— start of AVAILABLE RECORDS —

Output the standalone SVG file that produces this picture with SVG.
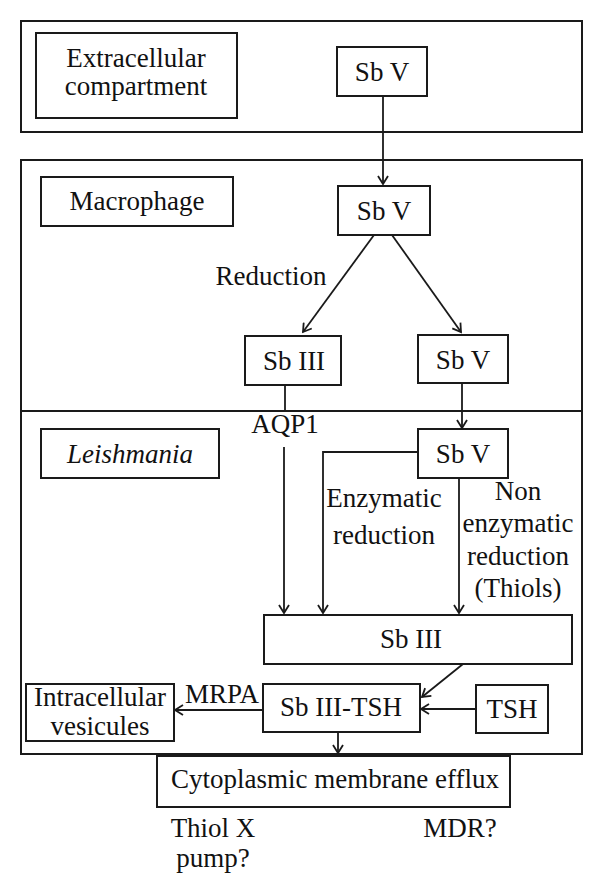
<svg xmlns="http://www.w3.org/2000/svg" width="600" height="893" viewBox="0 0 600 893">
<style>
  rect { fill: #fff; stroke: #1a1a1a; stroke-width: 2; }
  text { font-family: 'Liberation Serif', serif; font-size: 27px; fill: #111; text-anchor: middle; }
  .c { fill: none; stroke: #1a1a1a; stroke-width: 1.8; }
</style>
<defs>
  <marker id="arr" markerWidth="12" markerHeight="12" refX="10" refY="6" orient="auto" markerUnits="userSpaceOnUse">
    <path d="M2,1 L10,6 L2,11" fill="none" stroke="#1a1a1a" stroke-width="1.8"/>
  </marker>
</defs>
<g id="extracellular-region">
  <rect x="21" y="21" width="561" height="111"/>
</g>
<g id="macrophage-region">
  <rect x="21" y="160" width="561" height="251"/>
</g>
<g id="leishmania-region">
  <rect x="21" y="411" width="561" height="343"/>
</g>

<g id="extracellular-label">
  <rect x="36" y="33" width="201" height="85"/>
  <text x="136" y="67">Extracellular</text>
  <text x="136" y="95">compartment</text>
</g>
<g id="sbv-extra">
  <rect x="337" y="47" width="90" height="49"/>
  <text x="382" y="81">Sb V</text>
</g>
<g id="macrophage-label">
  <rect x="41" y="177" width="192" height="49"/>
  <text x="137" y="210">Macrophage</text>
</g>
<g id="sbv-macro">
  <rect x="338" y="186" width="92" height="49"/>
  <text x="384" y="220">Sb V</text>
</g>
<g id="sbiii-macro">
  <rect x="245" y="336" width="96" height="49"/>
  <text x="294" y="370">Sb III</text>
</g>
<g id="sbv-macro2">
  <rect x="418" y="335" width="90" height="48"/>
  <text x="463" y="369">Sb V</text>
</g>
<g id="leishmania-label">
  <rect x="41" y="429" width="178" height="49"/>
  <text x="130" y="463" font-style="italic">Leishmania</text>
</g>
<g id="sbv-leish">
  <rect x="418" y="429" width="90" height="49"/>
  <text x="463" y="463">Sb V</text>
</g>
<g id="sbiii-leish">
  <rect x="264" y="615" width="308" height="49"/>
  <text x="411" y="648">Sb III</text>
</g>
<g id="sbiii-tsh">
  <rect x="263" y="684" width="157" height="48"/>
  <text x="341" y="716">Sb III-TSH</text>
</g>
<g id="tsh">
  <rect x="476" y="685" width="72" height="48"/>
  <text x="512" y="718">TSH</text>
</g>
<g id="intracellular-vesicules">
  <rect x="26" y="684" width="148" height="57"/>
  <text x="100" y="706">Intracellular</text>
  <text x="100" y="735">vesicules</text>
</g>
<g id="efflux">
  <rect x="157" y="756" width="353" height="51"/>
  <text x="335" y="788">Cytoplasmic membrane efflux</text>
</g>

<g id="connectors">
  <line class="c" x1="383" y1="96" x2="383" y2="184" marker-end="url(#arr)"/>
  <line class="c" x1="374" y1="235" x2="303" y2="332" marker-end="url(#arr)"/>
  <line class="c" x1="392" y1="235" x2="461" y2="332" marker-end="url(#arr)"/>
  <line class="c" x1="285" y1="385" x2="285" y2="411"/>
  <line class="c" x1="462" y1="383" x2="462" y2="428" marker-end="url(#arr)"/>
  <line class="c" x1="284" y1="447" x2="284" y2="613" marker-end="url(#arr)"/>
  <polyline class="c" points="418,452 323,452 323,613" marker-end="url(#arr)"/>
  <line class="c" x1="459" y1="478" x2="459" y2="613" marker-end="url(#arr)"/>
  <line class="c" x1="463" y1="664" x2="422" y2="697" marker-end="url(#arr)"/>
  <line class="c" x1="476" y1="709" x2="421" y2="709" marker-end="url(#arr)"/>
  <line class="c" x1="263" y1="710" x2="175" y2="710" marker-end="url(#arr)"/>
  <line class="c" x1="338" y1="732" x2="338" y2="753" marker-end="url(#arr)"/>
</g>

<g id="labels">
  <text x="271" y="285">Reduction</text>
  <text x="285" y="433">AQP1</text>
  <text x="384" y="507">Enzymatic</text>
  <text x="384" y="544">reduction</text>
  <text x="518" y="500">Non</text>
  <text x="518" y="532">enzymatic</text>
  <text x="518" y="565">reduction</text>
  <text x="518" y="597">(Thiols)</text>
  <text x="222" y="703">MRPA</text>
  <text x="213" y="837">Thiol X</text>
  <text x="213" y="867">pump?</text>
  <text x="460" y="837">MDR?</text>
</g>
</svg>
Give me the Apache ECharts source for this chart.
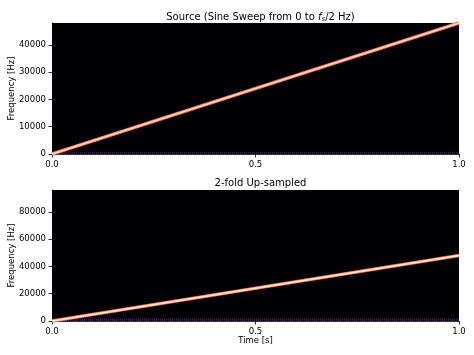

— end of AVAILABLE RECORDS —
— start of AVAILABLE RECORDS —

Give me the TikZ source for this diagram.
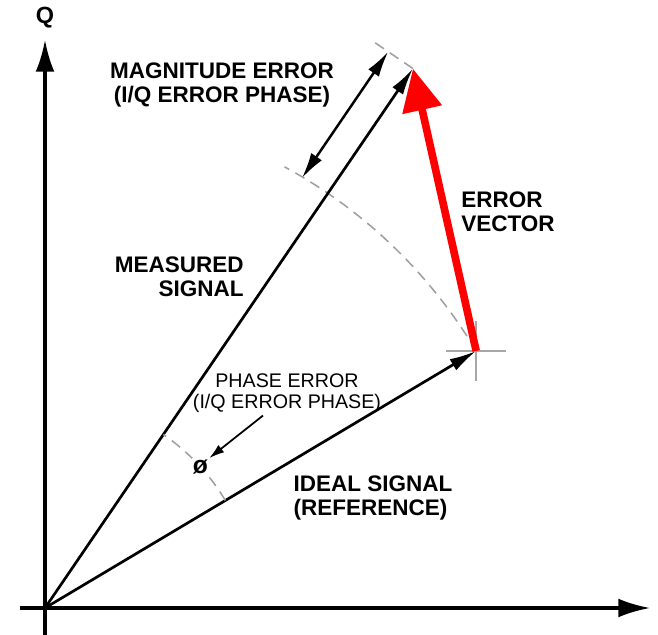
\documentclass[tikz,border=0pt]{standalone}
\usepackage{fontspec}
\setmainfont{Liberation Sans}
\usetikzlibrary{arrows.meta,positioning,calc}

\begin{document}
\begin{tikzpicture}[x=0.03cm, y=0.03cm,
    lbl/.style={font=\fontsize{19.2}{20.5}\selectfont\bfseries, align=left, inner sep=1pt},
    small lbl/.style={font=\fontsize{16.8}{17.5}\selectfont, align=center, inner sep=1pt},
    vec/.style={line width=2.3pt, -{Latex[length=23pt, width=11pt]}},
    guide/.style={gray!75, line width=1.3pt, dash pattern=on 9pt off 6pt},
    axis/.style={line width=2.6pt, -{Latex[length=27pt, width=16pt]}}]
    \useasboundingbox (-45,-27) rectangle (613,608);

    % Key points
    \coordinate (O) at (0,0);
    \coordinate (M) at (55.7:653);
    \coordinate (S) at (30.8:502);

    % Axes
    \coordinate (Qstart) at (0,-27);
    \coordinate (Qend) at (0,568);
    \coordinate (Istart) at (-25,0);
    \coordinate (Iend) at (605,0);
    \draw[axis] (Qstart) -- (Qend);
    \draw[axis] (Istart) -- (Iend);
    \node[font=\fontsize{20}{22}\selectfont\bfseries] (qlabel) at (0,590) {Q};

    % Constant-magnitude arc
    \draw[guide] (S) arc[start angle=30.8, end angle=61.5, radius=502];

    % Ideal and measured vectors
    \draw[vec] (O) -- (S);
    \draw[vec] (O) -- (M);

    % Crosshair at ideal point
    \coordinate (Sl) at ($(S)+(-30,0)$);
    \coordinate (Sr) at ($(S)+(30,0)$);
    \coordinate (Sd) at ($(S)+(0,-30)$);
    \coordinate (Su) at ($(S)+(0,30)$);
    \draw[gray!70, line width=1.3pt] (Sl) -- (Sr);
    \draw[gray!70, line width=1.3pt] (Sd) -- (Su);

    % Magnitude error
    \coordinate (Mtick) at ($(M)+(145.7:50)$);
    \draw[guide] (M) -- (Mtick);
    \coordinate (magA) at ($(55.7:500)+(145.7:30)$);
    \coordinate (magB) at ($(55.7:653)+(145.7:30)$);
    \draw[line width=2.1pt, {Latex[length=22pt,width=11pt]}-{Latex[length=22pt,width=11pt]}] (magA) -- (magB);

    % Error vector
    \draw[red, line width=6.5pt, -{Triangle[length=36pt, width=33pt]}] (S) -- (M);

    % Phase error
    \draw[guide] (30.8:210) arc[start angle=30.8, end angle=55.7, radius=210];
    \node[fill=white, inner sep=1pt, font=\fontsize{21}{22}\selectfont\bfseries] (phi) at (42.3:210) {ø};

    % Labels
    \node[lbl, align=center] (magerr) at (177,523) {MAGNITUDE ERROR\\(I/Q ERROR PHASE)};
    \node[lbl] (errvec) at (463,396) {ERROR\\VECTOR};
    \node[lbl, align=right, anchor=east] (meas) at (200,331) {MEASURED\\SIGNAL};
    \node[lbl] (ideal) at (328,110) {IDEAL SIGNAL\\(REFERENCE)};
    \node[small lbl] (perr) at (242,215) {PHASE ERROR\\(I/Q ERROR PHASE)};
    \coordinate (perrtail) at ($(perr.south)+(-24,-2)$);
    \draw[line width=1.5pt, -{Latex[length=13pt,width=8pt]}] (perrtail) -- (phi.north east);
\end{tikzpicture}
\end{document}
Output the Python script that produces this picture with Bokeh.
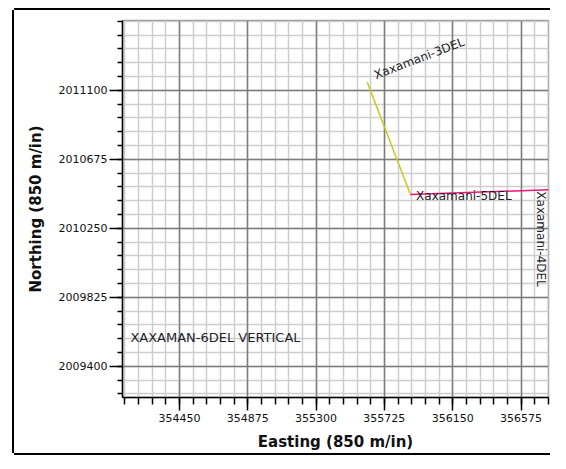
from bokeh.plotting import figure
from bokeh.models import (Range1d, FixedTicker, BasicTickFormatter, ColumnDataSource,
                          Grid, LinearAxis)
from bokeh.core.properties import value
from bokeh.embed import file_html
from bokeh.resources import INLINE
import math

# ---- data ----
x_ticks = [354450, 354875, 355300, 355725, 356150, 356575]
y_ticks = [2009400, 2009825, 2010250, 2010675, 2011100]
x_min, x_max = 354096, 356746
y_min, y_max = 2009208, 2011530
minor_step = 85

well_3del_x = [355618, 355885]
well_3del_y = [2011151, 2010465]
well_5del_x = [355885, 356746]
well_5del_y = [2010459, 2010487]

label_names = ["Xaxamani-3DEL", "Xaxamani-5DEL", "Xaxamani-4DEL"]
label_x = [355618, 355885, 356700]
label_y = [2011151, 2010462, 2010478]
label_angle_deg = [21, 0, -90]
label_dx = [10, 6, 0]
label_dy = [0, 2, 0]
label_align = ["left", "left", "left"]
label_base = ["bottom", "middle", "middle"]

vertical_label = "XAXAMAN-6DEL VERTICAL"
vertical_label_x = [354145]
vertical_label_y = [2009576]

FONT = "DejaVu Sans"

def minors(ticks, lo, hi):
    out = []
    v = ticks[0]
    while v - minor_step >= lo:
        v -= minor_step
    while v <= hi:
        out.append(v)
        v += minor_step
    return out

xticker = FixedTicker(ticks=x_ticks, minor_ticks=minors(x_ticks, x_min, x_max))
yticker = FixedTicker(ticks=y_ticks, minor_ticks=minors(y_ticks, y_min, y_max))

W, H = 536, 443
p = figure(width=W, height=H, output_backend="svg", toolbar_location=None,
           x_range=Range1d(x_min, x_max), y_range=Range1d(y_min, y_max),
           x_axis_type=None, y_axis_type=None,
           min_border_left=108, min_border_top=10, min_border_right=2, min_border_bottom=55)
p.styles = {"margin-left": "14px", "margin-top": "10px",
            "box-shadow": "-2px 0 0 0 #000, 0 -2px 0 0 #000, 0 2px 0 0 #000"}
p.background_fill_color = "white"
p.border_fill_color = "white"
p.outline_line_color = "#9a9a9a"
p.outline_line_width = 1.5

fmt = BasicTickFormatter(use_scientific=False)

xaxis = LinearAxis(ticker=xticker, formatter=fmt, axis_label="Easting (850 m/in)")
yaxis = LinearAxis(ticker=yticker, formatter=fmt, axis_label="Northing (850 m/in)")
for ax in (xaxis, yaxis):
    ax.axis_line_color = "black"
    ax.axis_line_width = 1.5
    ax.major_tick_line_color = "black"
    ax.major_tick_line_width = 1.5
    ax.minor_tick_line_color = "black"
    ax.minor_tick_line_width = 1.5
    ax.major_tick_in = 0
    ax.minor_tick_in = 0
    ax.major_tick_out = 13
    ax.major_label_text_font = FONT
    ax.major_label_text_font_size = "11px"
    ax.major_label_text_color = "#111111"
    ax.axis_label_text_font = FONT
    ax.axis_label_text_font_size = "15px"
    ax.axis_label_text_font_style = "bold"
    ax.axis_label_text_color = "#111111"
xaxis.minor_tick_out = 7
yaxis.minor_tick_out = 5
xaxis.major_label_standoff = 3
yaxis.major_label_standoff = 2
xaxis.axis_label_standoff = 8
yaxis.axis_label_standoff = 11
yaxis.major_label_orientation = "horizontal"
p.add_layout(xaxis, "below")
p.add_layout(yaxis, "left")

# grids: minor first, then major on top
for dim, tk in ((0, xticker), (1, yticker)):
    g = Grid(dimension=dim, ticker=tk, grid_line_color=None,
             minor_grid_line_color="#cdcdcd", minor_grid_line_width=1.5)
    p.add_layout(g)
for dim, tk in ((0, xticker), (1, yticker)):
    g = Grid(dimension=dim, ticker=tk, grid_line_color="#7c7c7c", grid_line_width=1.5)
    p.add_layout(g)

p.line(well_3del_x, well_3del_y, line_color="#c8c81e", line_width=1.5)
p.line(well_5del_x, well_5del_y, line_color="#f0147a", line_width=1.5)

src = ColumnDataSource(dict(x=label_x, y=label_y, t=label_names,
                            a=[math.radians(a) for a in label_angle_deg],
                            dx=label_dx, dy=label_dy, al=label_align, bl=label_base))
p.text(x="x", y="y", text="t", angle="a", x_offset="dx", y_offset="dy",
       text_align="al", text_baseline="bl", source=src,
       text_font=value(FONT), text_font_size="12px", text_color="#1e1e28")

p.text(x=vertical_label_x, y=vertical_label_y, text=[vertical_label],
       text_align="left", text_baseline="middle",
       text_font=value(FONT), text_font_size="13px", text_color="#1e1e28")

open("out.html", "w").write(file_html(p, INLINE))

— end of AVAILABLE RECORDS —
— start of AVAILABLE RECORDS —

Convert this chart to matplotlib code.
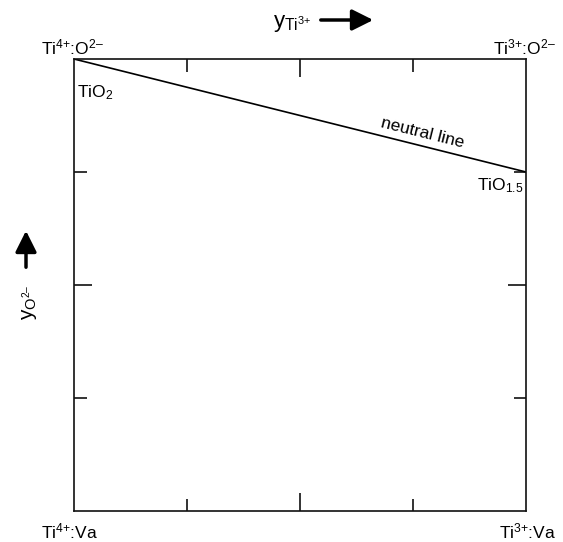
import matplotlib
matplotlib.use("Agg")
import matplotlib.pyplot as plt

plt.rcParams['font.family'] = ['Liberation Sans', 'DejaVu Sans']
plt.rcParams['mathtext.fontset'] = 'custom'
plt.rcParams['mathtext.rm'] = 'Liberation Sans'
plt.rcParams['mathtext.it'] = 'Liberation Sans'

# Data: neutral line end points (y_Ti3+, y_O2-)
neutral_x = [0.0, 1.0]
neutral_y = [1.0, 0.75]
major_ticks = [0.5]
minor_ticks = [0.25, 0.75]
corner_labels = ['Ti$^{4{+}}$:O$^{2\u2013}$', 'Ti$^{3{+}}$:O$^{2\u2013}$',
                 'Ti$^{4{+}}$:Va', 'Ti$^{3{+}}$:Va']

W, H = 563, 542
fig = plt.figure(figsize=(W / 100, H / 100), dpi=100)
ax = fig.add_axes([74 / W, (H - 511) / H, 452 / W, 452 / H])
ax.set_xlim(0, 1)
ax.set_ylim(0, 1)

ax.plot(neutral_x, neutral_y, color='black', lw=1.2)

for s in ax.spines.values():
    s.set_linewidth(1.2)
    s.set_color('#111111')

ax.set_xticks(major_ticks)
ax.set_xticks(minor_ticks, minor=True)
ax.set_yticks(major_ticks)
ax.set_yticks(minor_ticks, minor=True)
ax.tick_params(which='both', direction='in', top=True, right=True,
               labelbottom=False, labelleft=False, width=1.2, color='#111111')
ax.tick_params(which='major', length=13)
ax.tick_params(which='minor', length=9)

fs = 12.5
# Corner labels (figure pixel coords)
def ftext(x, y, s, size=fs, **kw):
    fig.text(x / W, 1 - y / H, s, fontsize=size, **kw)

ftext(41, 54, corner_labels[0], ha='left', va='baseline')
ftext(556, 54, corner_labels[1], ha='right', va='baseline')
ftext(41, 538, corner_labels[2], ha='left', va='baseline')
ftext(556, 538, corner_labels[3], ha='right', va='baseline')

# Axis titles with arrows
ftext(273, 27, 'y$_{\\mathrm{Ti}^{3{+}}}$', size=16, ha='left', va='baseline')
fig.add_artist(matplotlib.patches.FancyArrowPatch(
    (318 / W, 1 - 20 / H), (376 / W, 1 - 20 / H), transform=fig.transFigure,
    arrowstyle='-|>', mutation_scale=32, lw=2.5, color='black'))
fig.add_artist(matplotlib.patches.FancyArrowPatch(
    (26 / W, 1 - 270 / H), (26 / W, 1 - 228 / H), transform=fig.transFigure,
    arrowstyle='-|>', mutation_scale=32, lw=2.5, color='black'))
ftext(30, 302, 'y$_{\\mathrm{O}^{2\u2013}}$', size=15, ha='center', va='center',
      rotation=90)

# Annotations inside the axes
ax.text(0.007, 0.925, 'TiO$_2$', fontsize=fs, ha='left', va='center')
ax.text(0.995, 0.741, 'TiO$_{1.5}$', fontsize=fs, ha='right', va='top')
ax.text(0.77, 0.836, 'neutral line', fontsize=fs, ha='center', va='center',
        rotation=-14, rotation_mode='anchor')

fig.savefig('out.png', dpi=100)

— end of AVAILABLE RECORDS —

WHAT YOU NEED TO DO
Copy exactly the material above from the line with "Give me the TikZ source for this diagram." to the line with "(S) at (30.8:502);", ends included, and nothing else. Leave out any picture.

OUTPUT FOR THIS TASK
Give me the TikZ source for this diagram.
\documentclass[tikz,border=0pt]{standalone}
\usepackage{fontspec}
\setmainfont{Liberation Sans}
\usetikzlibrary{arrows.meta,positioning,calc}

\begin{document}
\begin{tikzpicture}[x=0.03cm, y=0.03cm,
    lbl/.style={font=\fontsize{19.2}{20.5}\selectfont\bfseries, align=left, inner sep=1pt},
    small lbl/.style={font=\fontsize{16.8}{17.5}\selectfont, align=center, inner sep=1pt},
    vec/.style={line width=2.3pt, -{Latex[length=23pt, width=11pt]}},
    guide/.style={gray!75, line width=1.3pt, dash pattern=on 9pt off 6pt},
    axis/.style={line width=2.6pt, -{Latex[length=27pt, width=16pt]}}]
    \useasboundingbox (-45,-27) rectangle (613,608);

    % Key points
    \coordinate (O) at (0,0);
    \coordinate (M) at (55.7:653);
    \coordinate (S) at (30.8:502);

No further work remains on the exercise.